General characteristics
- Class & type: Eclipse-class protected cruiser
- Displacement: 5,600 long tons (5,690 t)
- Length: 350 ft (106.7 m)
- Beam: 53 ft 6 in (16.3 m)
- Draught: 20 ft 6 in (6.25 m)
- Installed power: 9,600 ihp (7,200 kW); 8 cylindrical boilers;
- Propulsion: 2 shafts, 2 Inverted triple-expansion steam engines
- Speed: 18.5 knots (34.3 km/h; 21.3 mph)
- Complement: 450
- Armament: As built:; 5 × QF 6-inch (152 mm) guns; 6 × QF 4.7-inch (120 mm) guns; 6 × 3-pounder QF guns; 3 × 18-inch torpedo tubes; After 1905:; 11 × six-inch QF guns; 9 × 76 mm (3.0 in) QF guns; 7 × 3-pounder QF guns; 3 × 18-inch torpedo tubes;
- Armour: Gun shields: 3 in (76 mm); Engine hatch: 6 in (152 mm); Decks: 1.5–3 in (38–76 mm); Conning tower: 6 in (152 mm);

= HMS Dido (1896) =

Eclipse-class cruiser

HMS Dido was an protected cruiser built for the Royal Navy in the mid-1890s.

==Design==
Eclipse-class second-class protected cruisers were preceded by the shorter Astraea-class cruisers. Dido had a displacement of 5600 LT when at normal load. It had a total length of 373 ft, a beam of 53 ft 6 in, a metacentric height of around 3 m, and a draught of 20 ft 6 in. It was powered by two inverted triple-expansion steam engines which used steam from eight cylindrical boilers. Using normal draught, the boilers were intended to provide the engines with enough steam to generate 8000 ihp and to reach a speed of 18.5 kn; using forced draft, the equivalent figures were 9600 ihp and a speed of 19.5 kn. Eclipse-class cruisers carried a maximum of 1075 LT of coal and achieved maximum speed of 20 kn in sea trials.

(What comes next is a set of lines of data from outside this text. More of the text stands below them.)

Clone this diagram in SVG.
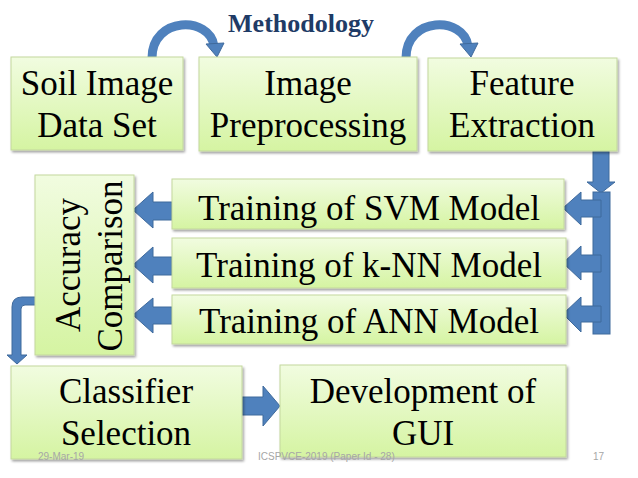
<svg xmlns="http://www.w3.org/2000/svg" width="638" height="478" viewBox="0 0 638 478">
<defs>
<linearGradient id="g" x1="0" y1="0" x2="0" y2="1">
<stop offset="0" stop-color="#f1fce0"/>
<stop offset="1" stop-color="#d5f4a2"/>
</linearGradient>
<filter id="sh" x="-5%" y="-5%" width="115%" height="120%">
<feDropShadow dx="1.5" dy="2" stdDeviation="1.2" flood-color="#000" flood-opacity="0.35"/>
</filter>
<style>
.box{fill:url(#g);stroke:#c3d79e;stroke-width:1;filter:url(#sh)}
.t{font-family:"Liberation Serif","Times New Roman",serif;font-size:35px;fill:#000;text-anchor:middle}
.ar{fill:#4f81bd;stroke:#3f6a9c;stroke-width:1}
.cv{fill:none;stroke:#4f81bd;stroke-width:9}
.ft{font-family:"Liberation Sans",Arial,sans-serif;font-size:10px;fill:#a6a6a6}
</style>
</defs>
<rect width="638" height="478" fill="#fff"/>
<text x="301" y="32" font-family="Liberation Serif,'Times New Roman',serif" font-weight="bold" font-size="26" fill="#1f3b66" text-anchor="middle">Methodology</text>

<g id="connectors">
<path class="cv" d="M152,58 C152,16 210,16 214,46"/>
<polygon class="ar" points="206,44 224,43 217,57"/>
<g transform="translate(254,0)">
<path class="cv" d="M152,58 C152,16 210,16 214,46"/>
<polygon class="ar" points="206,44 224,43 217,57"/>
</g>
<polygon class="ar" points="593,151 609,151 609,182 615,182 601,193 587,182 593,182"/>
<rect class="ar" x="593" y="192" width="17" height="142"/>
<polygon class="ar" points="601,200 581,200 581,192 563,208 581,225 581,217 601,217"/>
<polygon class="ar" points="601,255 581,255 581,246 563,263 581,280 581,272 601,272"/>
<polygon class="ar" points="601,306 581,306 581,297 563,314 581,332 581,322 601,322"/>
<polygon class="ar" points="172,202 153,202 153,192 133,210 153,228 153,220 172,220"/>
<polygon class="ar" points="172,257 153,257 153,247 133,265 153,283 153,275 172,275"/>
<polygon class="ar" points="172,307 153,307 153,298 133,315 153,333 153,324 172,324"/>
<path class="ar" d="M43,297 L22,297 Q12,297 12,307 L12,355 L7,355 L17,364 L27,355 L21,355 L21,309 Q21,305 25,305 L43,305 Z"/>
<polygon class="ar" points="242,397 263,397 263,386 280,406 263,426 263,415 242,415"/>
</g>

<g id="soil">
<rect class="box" x="11" y="57" width="172" height="93"/>
<text class="t" x="97" y="95">Soil Image</text>
<text class="t" x="97" y="137">Data Set</text>
</g>
<g id="preprocessing">
<rect class="box" x="199" y="57" width="218" height="94"/>
<text class="t" x="308" y="95">Image</text>
<text class="t" x="308" y="137">Preprocessing</text>
</g>
<g id="feature">
<rect class="box" x="428" y="58" width="189" height="93"/>
<text class="t" x="522" y="95">Feature</text>
<text class="t" x="522" y="137">Extraction</text>
</g>
<g id="accuracy">
<rect class="box" x="35" y="175" width="99" height="180"/>
<text class="t" transform="translate(80,265) rotate(-90)">Accuracy</text>
<text class="t" transform="translate(122,266) rotate(-90)">Comparison</text>
</g>
<g id="svm">
<rect class="box" x="172" y="179" width="392" height="50"/>
<text class="t" x="369" y="220">Training of SVM Model</text>
</g>
<g id="knn">
<rect class="box" x="172" y="238" width="394" height="50"/>
<text class="t" x="369" y="277">Training of k-NN Model</text>
</g>
<g id="ann">
<rect class="box" x="172" y="295" width="394" height="49"/>
<text class="t" x="369" y="333">Training of ANN Model</text>
</g>
<g id="classifier">
<rect class="box" x="11" y="366" width="231" height="93"/>
<text class="t" x="126" y="403">Classifier</text>
<text class="t" x="126" y="445">Selection</text>
</g>
<g id="gui">
<rect class="box" x="280" y="365" width="286" height="92"/>
<text class="t" x="423" y="403">Development of</text>
<text class="t" x="423" y="445">GUI</text>
</g>
<text class="ft" x="38" y="460">29-Mar-19</text>
<text class="ft" x="258" y="460">ICSPVCE-2019 (Paper Id - 28)</text>
<text class="ft" x="593" y="460">17</text>
</svg>
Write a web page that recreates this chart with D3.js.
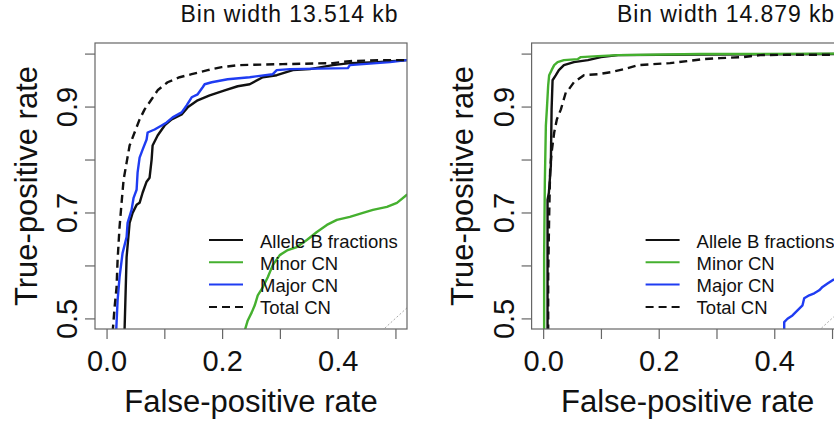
<!DOCTYPE html>
<html>
<head>
<meta charset="utf-8">
<script src="https://cdn.jsdelivr.net/npm/d3@7"></script>
<style>
  html, body { margin: 0; padding: 0; background: #fff; overflow: hidden; }
  svg { display: block; font-family: "Liberation Sans", Arial, Helvetica, sans-serif; }
</style>
</head>
<body>
<svg id="chart" width="834" height="421"></svg>
<script>
// ---------- data ----------
const titles = ["Bin width 13.514 kb", "Bin width 14.879 kb"];
const seriesNames = ["Allele B fractions", "Minor CN", "Major CN", "Total CN"];
const xTicks = [0, 0.1, 0.2, 0.3, 0.4, 0.5];
const xTickLabels = ["0.0", "", "0.2", "", "0.4", ""];
const yTicks = [0.5, 0.6, 0.7, 0.8, 0.9, 1.0];
const yTickLabels = ["0.5", "", "0.7", "", "0.9", ""];

// panel 1 (13.514 kb): [false-positive rate, true-positive rate]
const p1AlleleB = [[0.0295,0.4488],[0.0312,0.4791],[0.0347,0.6157],[0.0399,0.6803],[0.0451,0.6992],[0.0520,0.7144],[0.0572,0.7182],[0.0624,0.7372],[0.0693,0.7581],[0.0745,0.7657],[0.0780,0.7998],[0.0797,0.8264],[0.0884,0.8454],[0.1005,0.8643],[0.1127,0.8757],[0.1300,0.8852],[0.1404,0.8985],[0.1577,0.9118],[0.1785,0.9213],[0.2045,0.9307],[0.2270,0.9383],[0.2478,0.9421],[0.2704,0.9554],[0.2946,0.9592],[0.3224,0.9687],[0.3518,0.9706],[0.3917,0.9782],[0.4211,0.9820],[0.4679,0.9839],[0.5199,0.9877],[0.60,0.990]];
const p1Minor = [[0.2374,0.4488],[0.2392,0.4772],[0.2444,0.4962],[0.2513,0.5114],[0.2565,0.5247],[0.2617,0.5436],[0.2704,0.5588],[0.2790,0.5778],[0.2877,0.6006],[0.2998,0.6195],[0.3137,0.6290],[0.3293,0.6347],[0.3466,0.6480],[0.3640,0.6632],[0.3813,0.6765],[0.3986,0.6860],[0.4211,0.6917],[0.4437,0.6992],[0.4610,0.7049],[0.4853,0.7106],[0.5026,0.7182],[0.5199,0.7334],[0.55,0.745]];
const p1Major = [[0.0156,0.4488],[0.0168,0.4791],[0.0191,0.5342],[0.0225,0.5778],[0.0277,0.6233],[0.0347,0.6537],[0.0364,0.6803],[0.0433,0.7049],[0.0468,0.7277],[0.0520,0.7429],[0.0537,0.7751],[0.0572,0.8036],[0.0624,0.8188],[0.0693,0.8378],[0.0711,0.8510],[0.0832,0.8567],[0.0953,0.8643],[0.1040,0.8700],[0.1144,0.8795],[0.1300,0.8890],[0.1386,0.9023],[0.1473,0.9175],[0.1577,0.9231],[0.1664,0.9364],[0.1698,0.9421],[0.1820,0.9459],[0.2097,0.9516],[0.2478,0.9554],[0.2877,0.9611],[0.2946,0.9687],[0.3172,0.9706],[0.4177,0.9725],[0.4211,0.9782],[0.4905,0.9839],[0.5199,0.9877],[0.60,0.990]];
const p1Total = [[0.0104,0.4488],[0.0109,0.4791],[0.0139,0.5209],[0.0173,0.5588],[0.0191,0.6101],[0.0225,0.6727],[0.0260,0.7182],[0.0295,0.7619],[0.0347,0.7941],[0.0399,0.8264],[0.0485,0.8510],[0.0572,0.8757],[0.0659,0.8947],[0.0780,0.9137],[0.0884,0.9307],[0.1057,0.9459],[0.1265,0.9554],[0.1473,0.9611],[0.1750,0.9687],[0.1993,0.9744],[0.2270,0.9782],[0.3050,0.9801],[0.3917,0.9820],[0.4211,0.9858],[0.4783,0.9877],[0.5199,0.9877],[0.60,0.990]];

// panel 2 (14.879 kb)
const p2AlleleB = [[0.0073,0.4488],[0.0076,0.4791],[0.0076,0.7239],[0.0099,0.7372],[0.0133,0.7884],[0.0146,0.8947],[0.0163,0.9497],[0.0220,0.9592],[0.0272,0.9687],[0.0359,0.9782],[0.0532,0.9839],[0.0775,0.9877],[0.1000,0.9934],[0.1295,0.9972],[0.2716,0.9981],[0.5038,0.9991],[0.60,0.9995]];
const p2Minor = [[0.0012,0.4488],[0.0017,0.4791],[0.0017,0.6176],[0.0029,0.7562],[0.0047,0.8643],[0.0064,0.8947],[0.0087,0.9402],[0.0104,0.9592],[0.0146,0.9687],[0.0191,0.9782],[0.0250,0.9839],[0.0359,0.9877],[0.0601,0.9896],[0.0653,0.9934],[0.0948,0.9953],[0.1295,0.9972],[0.2716,0.9991],[0.5038,1.0000],[0.60,1.0000]];
const p2Major = [[0.4163,0.4488],[0.4172,0.4791],[0.4172,0.4930],[0.4229,0.4994],[0.4315,0.5057],[0.4402,0.5152],[0.4489,0.5247],[0.4518,0.5380],[0.4605,0.5436],[0.4692,0.5474],[0.4778,0.5531],[0.4835,0.5594],[0.4922,0.5658],[0.5009,0.5721],[0.5228,0.5816]];
const p2Total = [[0.0081,0.4488],[0.0087,0.4791],[0.0087,0.5797],[0.0104,0.6935],[0.0121,0.7808],[0.0146,0.8131],[0.0191,0.8510],[0.0237,0.8757],[0.0307,0.8947],[0.0393,0.9269],[0.0445,0.9326],[0.0532,0.9459],[0.0705,0.9592],[0.0948,0.9611],[0.1173,0.9649],[0.1399,0.9706],[0.1641,0.9782],[0.1901,0.9801],[0.2196,0.9820],[0.2491,0.9858],[0.2768,0.9896],[0.3063,0.9915],[0.3461,0.9934],[0.3756,0.9972],[0.4224,0.9977],[0.5038,0.9977],[0.60,0.9977]];

const panels = [
  { title: titles[0], series: [p1AlleleB, p1Minor, p1Major, p1Total] },
  { title: titles[1], series: [p2AlleleB, p2Minor, p2Major, p2Total] }
];

// ---------- styles ----------
const colors = ["#111111", "#45b02f", "#1f3cf2", "#111111"];
const dashes = [null, null, null, "8,5"];
const panelOffset = 436.6;

const svg = d3.select("#chart");

panels.forEach((p, i) => {
  const ox = i * panelOffset;
  const left = 95 + ox, right = 407 + ox, top = 43, bottom = 329;
  const x = d3.scaleLinear().domain([-0.02, 0.52]).range([left, right]);
  const y = d3.scaleLinear().domain([0.48, 1.02]).range([bottom, top]);
  const g = svg.append("g");

  const clipId = "clip" + i;
  g.append("clipPath").attr("id", clipId)
    .append("rect").attr("x", left).attr("y", top).attr("width", right - left).attr("height", bottom - top);

  const plot = g.append("g").attr("clip-path", `url(#${clipId})`);

  // diagonal reference line
  plot.append("line")
    .attr("x1", x(0.4)).attr("y1", y(0.4)).attr("x2", x(0.6)).attr("y2", y(0.6))
    .attr("stroke", "#aaaaaa").attr("stroke-width", 1).attr("stroke-dasharray", "2,2");

  const line = d3.line().x(d => x(d[0])).y(d => y(d[1]));
  p.series.forEach((s, k) => {
    plot.append("path").datum(s)
      .attr("d", line)
      .attr("fill", "none")
      .attr("stroke", colors[k])
      .attr("stroke-width", 2.4)
      .attr("stroke-linejoin", "round")
      .attr("stroke-dasharray", dashes[k]);
  });

  // box
  g.append("rect").attr("x", left).attr("y", top).attr("width", right - left).attr("height", bottom - top)
    .attr("fill", "none").attr("stroke", "#666").attr("stroke-width", 1.2);

  // x axis
  const xa = g.append("g").attr("transform", `translate(0,${bottom})`)
    .call(d3.axisBottom(x).tickValues(xTicks).tickSize(10).tickSizeOuter(0)
      .tickFormat((d, j) => xTickLabels[j]));
  xa.select(".domain").remove();
  xa.selectAll("line").attr("stroke", "#666").attr("stroke-width", 1.2);
  xa.selectAll("text").attr("y", 42).attr("dy", null)
    .attr("font-size", 29).attr("fill", "#111").attr("font-family", "Liberation Sans, Arial, sans-serif");

  // y axis
  const ya = g.append("g").attr("transform", `translate(${left},0)`)
    .call(d3.axisLeft(y).tickValues(yTicks).tickSize(10).tickSizeOuter(0)
      .tickFormat((d, j) => yTickLabels[j]));
  ya.select(".domain").remove();
  ya.selectAll("line").attr("stroke", "#666").attr("stroke-width", 1.2);
  ya.selectAll("text").attr("x", null).attr("dy", null)
    .attr("transform", "translate(-18,0) rotate(-90)")
    .attr("text-anchor", "middle")
    .attr("font-size", 29).attr("fill", "#111").attr("font-family", "Liberation Sans, Arial, sans-serif");

  // axis titles
  g.append("text").attr("x", (left + right) / 2).attr("y", 411.5)
    .attr("text-anchor", "middle").attr("font-size", 31).attr("fill", "#111")
    .text("False-positive rate");
  g.append("text").attr("transform", `translate(${36.5 + ox},${(top + bottom) / 2}) rotate(-90)`)
    .attr("text-anchor", "middle").attr("font-size", 31).attr("fill", "#111")
    .text("True-positive rate");

  // panel title
  g.append("text").attr("x", 289 + ox).attr("y", 21.7)
    .attr("text-anchor", "middle").attr("font-size", 23).attr("fill", "#111")
    .attr("textLength", 217).attr("lengthAdjust", "spacing")
    .text(p.title);

  // legend
  const lg = g.append("g");
  seriesNames.forEach((name, k) => {
    const ly = 240 + k * 22.3;
    lg.append("line").attr("x1", 209 + ox).attr("x2", 243 + ox).attr("y1", ly).attr("y2", ly)
      .attr("stroke", colors[k]).attr("stroke-width", 2).attr("stroke-dasharray", dashes[k]);
    lg.append("text").attr("x", 260 + ox).attr("y", ly + 7.5)
      .attr("font-size", 18.5).attr("fill", "#111").text(name);
  });
});
</script>
</body>
</html>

It carried five 40-calibre 6 in quick-firing (QF) guns in single mounts protected by gun shields. One gun was mounted on the forecastle, two on the quarterdeck and one pair was abreast the bridge. They fired 100 lb shells at a muzzle velocity of 2205 ft/s. The secondary armament consisted of six 40-calibre 4.7 in guns; three on each broadside. Their 45 lb shells were fired at a muzzle velocity of 2125 ft/s. It was fitted with three 18-inch torpedo tubes, one submerged tube on each broadside and one above water in the stern. Its ammunition supply consisted of 200 six-inch rounds per gun, 250 shells for each 4.7-inch gun, 300 rounds per gun for the 76 mms and 500 for each three-pounder. Dido had ten torpedoes, presumably four for each broadside tube and two for the stern tube.

==Construction==
Dido was laid down at London and Glasgow Shipbuilding Company's Govan, Glasgow shipyard on 30 August 1894. An initial attempt to launch the ship on 18 March 1896 proved unsuccessful, with the ship sticking on the slipway, but a second attempt on 20 March proved successful, with the ship being completed on 10 May 1898, at a cost of £252,278.

==Operational history==
While serving in the Mediterranean she cruised Greek waters in March 1900. She was later posted to the China Station. In October 1901 she left Hong Kong homebound, arriving at Sheerness 14 December. She paid off at Chatham on 11 January 1902 and was placed in the Fleet Reserve as an emergency ship.

It was more than a year until she was commissioned again in February 1903 with the crew of HMS Galatea, succeeding her as coast guard ship at Humber district based at Hull.

She received a Le Cheminant chronometer from the Royal Observatory on 17 March 1916.